Neuss 30. Ökumenische Michaelsvesper

Neuss · Theologe Schirrmacher: "Flüchtlinge genießen hier ihre Religionsfreiheit"

 Begrüßten als Festredner Professor Schirrmacher (2. v. l.): "Hausherr" Msgr. Guido Assmann, Pfarrer Tsoubaklis und Pfarrer Sebastian Appelfeller (v.r.).

Begrüßten als Festredner Professor Schirrmacher (2. v. l.): "Hausherr" Msgr. Guido Assmann, Pfarrer Tsoubaklis und Pfarrer Sebastian Appelfeller (v.r.).

Foto: A. Baum

Der Haltung "Das geht uns Christen nichts an" angesichts des aktuellen Flüchtlingsstromes erteilte Professor Thomas Schirrmacher eine klare Absage. Auf Einladung der Arbeitsgemeinschaft Christlicher Kirchen im Raum Neuss (ACK) predigte Schirrmacher, Präsident des Internationalen Rates für Menschenrechte und Vorsitzender der theologischen Kommission der weltweiten Evangelischen Allianz mit Sitz in Bonn, zum Thema "Ökumenische Solidarität angesichts bedrängter und verfolgter Christen" im Quirinusmünster.
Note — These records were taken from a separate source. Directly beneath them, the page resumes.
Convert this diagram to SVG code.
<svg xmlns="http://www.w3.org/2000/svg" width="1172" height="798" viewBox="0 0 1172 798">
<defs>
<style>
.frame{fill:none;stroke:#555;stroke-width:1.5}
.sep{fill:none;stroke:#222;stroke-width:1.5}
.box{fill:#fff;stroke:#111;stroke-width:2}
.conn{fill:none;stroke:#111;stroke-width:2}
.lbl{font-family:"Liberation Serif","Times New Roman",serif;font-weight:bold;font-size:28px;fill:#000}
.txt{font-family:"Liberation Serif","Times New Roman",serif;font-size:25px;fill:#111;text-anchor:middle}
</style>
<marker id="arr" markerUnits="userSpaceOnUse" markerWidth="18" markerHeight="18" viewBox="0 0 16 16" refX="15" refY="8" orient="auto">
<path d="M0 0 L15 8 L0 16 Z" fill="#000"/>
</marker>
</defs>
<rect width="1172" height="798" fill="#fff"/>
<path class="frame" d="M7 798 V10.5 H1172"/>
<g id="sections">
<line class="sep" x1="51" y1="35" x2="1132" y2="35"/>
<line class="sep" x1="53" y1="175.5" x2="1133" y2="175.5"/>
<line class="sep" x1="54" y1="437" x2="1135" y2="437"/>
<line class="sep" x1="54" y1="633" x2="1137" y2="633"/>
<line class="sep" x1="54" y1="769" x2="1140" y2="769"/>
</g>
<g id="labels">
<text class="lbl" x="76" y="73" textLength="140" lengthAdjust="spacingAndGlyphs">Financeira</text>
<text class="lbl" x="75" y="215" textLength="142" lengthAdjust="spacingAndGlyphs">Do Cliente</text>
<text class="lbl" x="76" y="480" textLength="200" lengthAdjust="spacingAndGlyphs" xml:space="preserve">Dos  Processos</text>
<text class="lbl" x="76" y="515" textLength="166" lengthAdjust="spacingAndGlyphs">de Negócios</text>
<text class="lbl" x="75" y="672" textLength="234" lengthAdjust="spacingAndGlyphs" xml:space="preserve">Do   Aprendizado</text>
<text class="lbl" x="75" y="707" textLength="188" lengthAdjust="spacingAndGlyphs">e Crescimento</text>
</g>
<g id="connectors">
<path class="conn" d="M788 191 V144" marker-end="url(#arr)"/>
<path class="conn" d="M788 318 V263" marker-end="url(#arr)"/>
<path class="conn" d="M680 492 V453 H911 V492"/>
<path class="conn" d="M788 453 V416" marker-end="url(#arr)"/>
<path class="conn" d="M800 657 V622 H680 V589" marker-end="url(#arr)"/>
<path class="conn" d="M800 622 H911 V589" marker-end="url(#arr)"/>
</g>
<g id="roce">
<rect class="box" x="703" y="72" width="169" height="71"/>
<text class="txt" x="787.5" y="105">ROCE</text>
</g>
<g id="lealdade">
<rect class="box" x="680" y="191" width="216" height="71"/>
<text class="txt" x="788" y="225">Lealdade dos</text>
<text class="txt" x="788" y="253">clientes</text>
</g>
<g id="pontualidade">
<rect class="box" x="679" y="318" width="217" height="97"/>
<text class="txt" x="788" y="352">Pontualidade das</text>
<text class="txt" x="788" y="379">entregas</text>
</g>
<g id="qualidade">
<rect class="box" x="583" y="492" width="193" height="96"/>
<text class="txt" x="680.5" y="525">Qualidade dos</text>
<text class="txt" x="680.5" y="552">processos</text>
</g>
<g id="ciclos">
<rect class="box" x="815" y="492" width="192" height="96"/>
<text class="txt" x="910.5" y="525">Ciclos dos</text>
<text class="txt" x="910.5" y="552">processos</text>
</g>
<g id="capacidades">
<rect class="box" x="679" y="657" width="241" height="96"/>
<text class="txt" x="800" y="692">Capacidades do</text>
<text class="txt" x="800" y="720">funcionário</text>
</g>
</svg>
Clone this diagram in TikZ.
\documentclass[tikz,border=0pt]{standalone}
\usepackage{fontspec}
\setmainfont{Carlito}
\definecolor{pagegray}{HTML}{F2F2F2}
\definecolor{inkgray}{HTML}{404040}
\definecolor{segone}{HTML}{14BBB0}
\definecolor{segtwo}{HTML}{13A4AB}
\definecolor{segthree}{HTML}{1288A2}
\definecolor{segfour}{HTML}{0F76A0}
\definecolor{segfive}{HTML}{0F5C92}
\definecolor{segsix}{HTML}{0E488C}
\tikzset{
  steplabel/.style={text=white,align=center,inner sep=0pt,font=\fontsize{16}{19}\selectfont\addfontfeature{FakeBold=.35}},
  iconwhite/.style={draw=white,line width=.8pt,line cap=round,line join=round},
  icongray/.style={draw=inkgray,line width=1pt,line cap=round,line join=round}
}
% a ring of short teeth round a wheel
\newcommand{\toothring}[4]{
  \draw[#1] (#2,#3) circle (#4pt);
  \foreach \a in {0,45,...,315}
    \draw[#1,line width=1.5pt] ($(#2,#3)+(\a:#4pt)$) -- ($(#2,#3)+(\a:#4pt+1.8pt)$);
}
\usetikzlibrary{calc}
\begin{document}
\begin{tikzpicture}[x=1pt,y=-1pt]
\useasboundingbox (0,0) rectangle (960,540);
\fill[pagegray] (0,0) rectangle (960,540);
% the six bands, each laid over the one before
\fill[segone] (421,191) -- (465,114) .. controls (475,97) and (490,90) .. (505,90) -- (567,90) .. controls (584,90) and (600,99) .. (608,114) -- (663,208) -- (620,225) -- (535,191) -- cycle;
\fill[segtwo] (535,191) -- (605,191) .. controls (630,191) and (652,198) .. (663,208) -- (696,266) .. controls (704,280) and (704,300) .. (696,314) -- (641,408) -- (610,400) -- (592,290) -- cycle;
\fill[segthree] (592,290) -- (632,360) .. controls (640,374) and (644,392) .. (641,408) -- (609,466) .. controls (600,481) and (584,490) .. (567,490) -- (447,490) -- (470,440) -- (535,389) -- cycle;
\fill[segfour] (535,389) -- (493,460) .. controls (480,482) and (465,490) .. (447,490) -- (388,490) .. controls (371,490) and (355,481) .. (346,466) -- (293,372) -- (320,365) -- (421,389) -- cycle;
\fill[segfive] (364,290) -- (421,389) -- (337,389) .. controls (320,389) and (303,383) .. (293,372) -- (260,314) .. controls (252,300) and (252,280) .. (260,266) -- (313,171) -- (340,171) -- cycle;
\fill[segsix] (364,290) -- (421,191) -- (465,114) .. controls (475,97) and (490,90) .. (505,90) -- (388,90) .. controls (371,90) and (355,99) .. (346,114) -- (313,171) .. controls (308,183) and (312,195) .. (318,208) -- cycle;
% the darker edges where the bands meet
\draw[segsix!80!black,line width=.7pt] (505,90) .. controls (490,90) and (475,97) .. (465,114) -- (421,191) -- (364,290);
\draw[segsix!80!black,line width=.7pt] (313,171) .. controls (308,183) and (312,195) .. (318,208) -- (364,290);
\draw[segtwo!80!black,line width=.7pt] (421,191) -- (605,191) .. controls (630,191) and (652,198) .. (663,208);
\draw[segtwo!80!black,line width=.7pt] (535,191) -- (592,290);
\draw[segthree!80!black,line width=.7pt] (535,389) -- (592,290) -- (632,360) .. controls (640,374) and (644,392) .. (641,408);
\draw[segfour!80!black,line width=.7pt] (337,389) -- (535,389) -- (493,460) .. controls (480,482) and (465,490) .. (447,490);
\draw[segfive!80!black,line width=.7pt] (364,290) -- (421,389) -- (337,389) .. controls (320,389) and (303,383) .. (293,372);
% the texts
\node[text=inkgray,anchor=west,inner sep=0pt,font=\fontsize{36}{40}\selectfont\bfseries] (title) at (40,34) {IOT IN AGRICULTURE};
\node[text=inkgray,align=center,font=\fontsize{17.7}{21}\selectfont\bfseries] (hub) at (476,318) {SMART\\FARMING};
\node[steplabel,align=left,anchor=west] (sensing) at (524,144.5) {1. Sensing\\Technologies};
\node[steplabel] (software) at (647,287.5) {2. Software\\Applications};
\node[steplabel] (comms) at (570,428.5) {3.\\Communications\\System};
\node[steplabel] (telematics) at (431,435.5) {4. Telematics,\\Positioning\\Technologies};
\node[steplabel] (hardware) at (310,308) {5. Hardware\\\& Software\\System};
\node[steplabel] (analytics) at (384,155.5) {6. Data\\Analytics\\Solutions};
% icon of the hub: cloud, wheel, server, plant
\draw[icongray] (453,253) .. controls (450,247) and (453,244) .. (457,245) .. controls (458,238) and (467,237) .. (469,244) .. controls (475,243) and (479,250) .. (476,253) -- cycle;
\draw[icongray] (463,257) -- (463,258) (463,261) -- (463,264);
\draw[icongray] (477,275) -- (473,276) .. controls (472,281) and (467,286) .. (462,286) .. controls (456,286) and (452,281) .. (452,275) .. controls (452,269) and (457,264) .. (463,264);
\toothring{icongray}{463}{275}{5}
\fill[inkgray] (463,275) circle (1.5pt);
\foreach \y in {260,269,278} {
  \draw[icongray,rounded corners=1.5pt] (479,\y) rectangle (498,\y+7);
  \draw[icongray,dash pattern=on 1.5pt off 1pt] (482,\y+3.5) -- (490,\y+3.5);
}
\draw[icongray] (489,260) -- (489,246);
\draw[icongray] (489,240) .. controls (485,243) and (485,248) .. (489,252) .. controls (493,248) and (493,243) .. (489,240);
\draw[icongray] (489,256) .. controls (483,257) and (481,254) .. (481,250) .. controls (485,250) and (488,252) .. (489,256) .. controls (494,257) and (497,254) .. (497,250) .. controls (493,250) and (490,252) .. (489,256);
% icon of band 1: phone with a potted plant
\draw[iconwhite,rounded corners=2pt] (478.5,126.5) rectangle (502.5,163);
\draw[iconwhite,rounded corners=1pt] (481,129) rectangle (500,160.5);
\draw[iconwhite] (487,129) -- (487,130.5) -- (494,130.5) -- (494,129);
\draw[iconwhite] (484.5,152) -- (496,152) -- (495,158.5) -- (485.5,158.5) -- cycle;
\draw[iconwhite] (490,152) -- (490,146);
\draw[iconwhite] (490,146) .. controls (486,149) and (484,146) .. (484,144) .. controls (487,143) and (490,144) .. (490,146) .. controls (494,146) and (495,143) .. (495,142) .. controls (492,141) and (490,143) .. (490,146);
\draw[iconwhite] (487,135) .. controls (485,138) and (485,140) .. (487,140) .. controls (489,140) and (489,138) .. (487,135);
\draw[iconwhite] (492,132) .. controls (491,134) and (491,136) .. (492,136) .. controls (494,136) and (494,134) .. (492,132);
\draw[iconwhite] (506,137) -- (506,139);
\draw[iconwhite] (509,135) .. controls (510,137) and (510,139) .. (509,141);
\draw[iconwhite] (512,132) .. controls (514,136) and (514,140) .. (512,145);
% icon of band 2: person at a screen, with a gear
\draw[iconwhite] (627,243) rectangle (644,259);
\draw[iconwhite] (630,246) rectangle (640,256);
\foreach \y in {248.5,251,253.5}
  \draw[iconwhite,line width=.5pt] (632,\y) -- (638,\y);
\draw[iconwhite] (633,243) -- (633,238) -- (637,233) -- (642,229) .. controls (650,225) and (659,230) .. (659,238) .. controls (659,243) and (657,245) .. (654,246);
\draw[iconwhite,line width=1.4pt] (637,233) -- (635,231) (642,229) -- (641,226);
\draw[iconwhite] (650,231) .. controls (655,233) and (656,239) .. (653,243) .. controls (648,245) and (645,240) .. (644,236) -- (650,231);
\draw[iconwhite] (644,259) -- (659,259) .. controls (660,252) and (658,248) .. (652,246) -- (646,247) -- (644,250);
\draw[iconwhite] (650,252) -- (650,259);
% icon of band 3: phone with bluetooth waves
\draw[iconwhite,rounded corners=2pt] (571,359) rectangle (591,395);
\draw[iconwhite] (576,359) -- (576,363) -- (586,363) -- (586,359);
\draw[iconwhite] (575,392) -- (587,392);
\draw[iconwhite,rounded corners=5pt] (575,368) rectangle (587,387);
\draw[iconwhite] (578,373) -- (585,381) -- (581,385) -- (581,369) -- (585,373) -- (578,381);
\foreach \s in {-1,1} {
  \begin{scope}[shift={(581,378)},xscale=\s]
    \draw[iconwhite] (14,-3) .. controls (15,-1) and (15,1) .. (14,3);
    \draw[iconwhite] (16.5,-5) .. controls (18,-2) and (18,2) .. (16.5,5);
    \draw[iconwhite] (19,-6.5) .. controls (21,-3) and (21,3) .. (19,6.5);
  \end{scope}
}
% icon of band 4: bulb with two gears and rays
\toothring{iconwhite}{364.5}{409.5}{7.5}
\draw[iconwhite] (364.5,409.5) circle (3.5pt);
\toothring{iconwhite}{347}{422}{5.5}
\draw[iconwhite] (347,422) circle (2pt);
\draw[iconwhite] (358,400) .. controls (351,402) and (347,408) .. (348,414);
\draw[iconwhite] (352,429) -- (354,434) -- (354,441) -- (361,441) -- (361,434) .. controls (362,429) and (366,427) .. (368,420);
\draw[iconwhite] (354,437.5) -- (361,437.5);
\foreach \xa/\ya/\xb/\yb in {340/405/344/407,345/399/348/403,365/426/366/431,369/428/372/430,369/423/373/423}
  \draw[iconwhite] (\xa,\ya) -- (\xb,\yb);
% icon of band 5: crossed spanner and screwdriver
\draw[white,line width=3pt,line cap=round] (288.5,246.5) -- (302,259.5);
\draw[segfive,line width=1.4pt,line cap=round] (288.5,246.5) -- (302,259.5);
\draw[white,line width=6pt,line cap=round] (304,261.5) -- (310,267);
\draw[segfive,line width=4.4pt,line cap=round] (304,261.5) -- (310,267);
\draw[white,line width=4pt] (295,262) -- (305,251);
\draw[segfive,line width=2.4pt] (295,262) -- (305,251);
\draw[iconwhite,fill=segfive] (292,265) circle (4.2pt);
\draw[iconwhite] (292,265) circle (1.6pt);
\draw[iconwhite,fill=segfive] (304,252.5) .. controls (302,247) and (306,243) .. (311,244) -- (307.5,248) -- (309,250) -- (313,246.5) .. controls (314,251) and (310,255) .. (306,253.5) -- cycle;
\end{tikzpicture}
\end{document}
Dort begingen katholische und evangelische, griechisch-orthodoxe und altkatholische Christen zum 30. Mal die ökumenische Michaelsvesper.

Ausgehend vom Bibelwort des Mitleidens mit anderen und der daraus erwachsenen Verpflichtung, füreinander zu sorgen, bezog der promovierte Theologe und Philosoph in seiner Predigt Christen aller Konfessionen ein. Bereits jetzt lebten eine halbe Million griechisch-orthodoxe Christen bei uns, so Schirrmacher. Er rechnet damit, dass durch den Flüchtlingsstrom werden weitere koptische, armenische und syrisch-orthodoxe Christen zu uns kommen werden. "Viele denken, alle arabisch aussehenden Menschen seien automatisch Muslime", erläuterte der Theologe. Die Flüchtlinge würden hier ihre Religionsfreiheit genießen, welche "ein Menschenrecht und unteilbar mit der Demokratie verbunden" sei, meinte er. Schirrmacher unterschied zwei Arten von Christen: die, welche gelitten, und jene, die nicht gelitten haben. Letztere seien aufgefordert zu helfen, denn Solidarität (wenn ein Glied leidet, leiden alle) kannte schon die frühe Kirche. "Das Christentum hatte immer verfolgte und freie Bereiche", sagte Schirrmacher und erinnerte an die Situation in der ehemaligen DDR. Den Menschen hierzulande sei mittlerweile eine ökumenische Solidarität abhanden gekommen, beklagte er, denn diese setze ein Springen über den eigenen Schatten voraus. "Wir haben doch Christen wie griechisch-orthodoxe oder koptische gar nicht für richtige Christen gehalten", rief er den Zuhörern im eher spärlich besetzten Münster zu.

Er ermunterte zu dem Gedanken, dass die Gemeinschaft im Leiden zusammengehöre, und es ein christliches Zeugnis in einer multireligiösen Welt abzulegen gelte. Es spiele keine Rolle, zu welcher Kirche die Verfolgten gehörten, denn sie alle litten für Jesus Christus, mahnte Schirrmacher eindringlich. Er machte Mut, auf andere zuzugehen, von ihnen zu lernen und ihnen praktische Hilfen zu geben.